Le premier lac, à 33 lieues au-dessus de Québec, est le lac Saint-Pierre, de 11 lieues sur 3; le second, le lac Saint-Louis, de 7 lieues sur 2; le troisième, le lac St-François, de 10 lieues sur 2. Ensuite arrivent «ces lacs d'une épouvantable Largeur», grands comme certaines mers en Europe; le lac Ontario, le lac Érié, le lac Huron, et enfin le plus grand de tous, le lac Supérieur, qui à 190 lieues sur 50, et reçoit douze grandes rivières, qu'il faudrait explorer jusqu'au bout pour trouver la source du grand fleuve.

Or, dans tout ce parcours, il y a des particularités dignes de remarques. Toutes les eaux du nord comprises entre les hauteurs du Mississipi et le faîte des terres opposées à la baie d'Hudson sont inclinées vers le sud et portées à un même centre situé à 1,600 pieds au-dessus du niveau de la mer, et ayant près de 300 lieues de diamètre. Il y a près de 60 affluents qui descendent 900 pieds plus bas, et au fond de cette coupe immense se trouve le lac Supérieur.

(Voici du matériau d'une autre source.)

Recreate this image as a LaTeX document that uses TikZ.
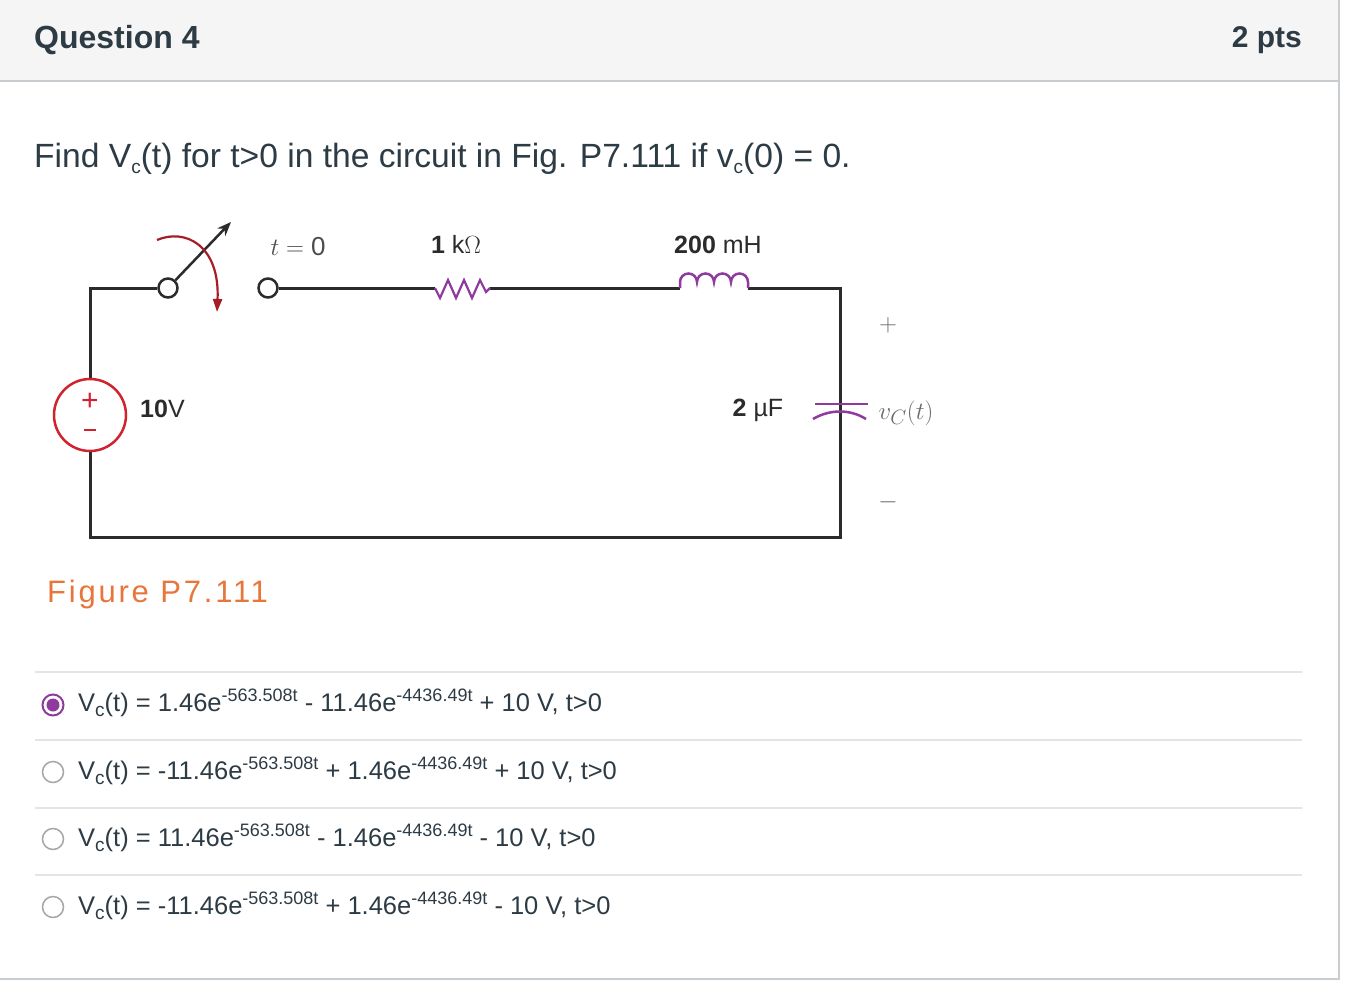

Ces premiers affluents, dont quelques-uns sont énormes, comme le Saint-Louis, le Kamanistiquia et le Nipigon, se concentrent d'abord en plusieurs lacs, comme le Nipigon, qui a 25 lieues de longueur, puis ils sortent de ces lacs et continuent leur cours sur une étendue de 10 lieues et vont se jeter dans le lac Supérieur, qui mesure, comme nous l'avons dit, 190 lieues de longueur.

Mais ce n'est là que le commencement des merveilles.

Ces contrées, pendant l'hiver, sont ensevelies sous les neiges et les frimas; les cours d'eau gèlent à près de dix pieds de profondeur; les neiges tombent incessamment et s'accumulent comme des montagnes de glace.

Toute cette étendue est ensevelie sous les brouillards, et souvent des ouragans en bouleversent la superficie jusqu'à l'approche du printemps.

Alors, la température s'adoucit, ces amas se désagrègent, les eaux s'écoulent; mais tout est réglé par la nature avec une économie admirable.

Les terrains, depuis le point de départ jusqu'aux rives de l'Océan, sont disposés en différents étages, et ils présentent l'aspect d'une immense pyramide, dont chaque degré renferme des bassins grands comme des mers.

Ces bassins superposés se déversent les uns dans les autres par des chutes, des cataractes et des rapides qui, moins élevés, sont cependant presque infranchissables.

Au milieu de ces mouvements des eaux, le grand fleuve conserve une admirable transparence et une pureté d'eau de roche continuée jusqu'à la mer.

Voici l'énumération de ces merveilleux mouvements: Les premiers affluents descendent de près de mille pieds, et arrivent au lac Supérieur. Celui-ci, situé à 625 pieds au-dessus de la mer, avec sa masse immense, franchit un second degré, et descend par le saut Sainte-Marie, qui a 1,000 pieds de largeur. Cette grande nappe d'eau s'en va s'épanouir en trois bassins; le lac Michigan, le lac Huron et la baie Géorgienne. Ces bassins sont d'une immense étendue, de 100 lieues sur 50. Le fleuve continue son cours en recueillant plusieurs affluents. Il descend ensuite par la rivière de Détroit, qui a 2,000 pieds de largeur. Ensuite se présente le lac Érié, de 90 lieues sur 45, et à son extrémité sud, il se précipite comme tout entier à 140 pieds de profondeur sur 3,000 pieds de largeur à Niagara, dans le lac Ontario, qui est encore à 225 pieds au-dessus du niveau de la mer.

Ces 225 pieds sont représentés jusqu'à Montréal par plusieurs rapides ainsi nommés: les Galops, le Long-Sault, les Cèdres, et enfin le saut St-Louis, qui a près de vingt pieds de hauteur, où se trouvent les derniers degrés de cette pyramide de 1,600 pieds de hauteur que nous venons de parcourir. Le fleuve reçoit alors d'immenses affluents: l'Ottawa, le Richelieu, le Saint-Maurice, l'Yamaska, le Saguenay, de 3,000 pieds de largeur, après lequel le grand fleuve atteint 10 lieues, puis 20 lieues, puis 30 lieues de largeur en arrivant à la mer.

Le bateau du gouverneur était d'une grande dimension. Les sauvages furent au dernier degré d'étonnement en voyant les Français manoeuvrer un si grand bâtiment. Ils savaient le sortir de l'eau en un instant, et le porter au delà des rapides avec une remarquable facilité.

M. Le Moyne rendit les plus grands services, et sut faire valoir près des sauvages l'effroi que leur inspiraient la force et l'audace des Français; aussi les sauvages n'osèrent pas attaquer le gouverneur à l'aller ni au retour.

En 1673, deux ans après, nous dit M. Dollier de Casson, M. de Frontenac, le nouveau gouverneur, voulut faire le même voyage, et il emmena avec lui M. Le Moyne, qui devait lui être du plus grand secours. M. Le Moyne pouvait s'assurer des dispositions des sauvages, et ainsi il faisait éviter tout mal entendu; nous le verrons ci-après.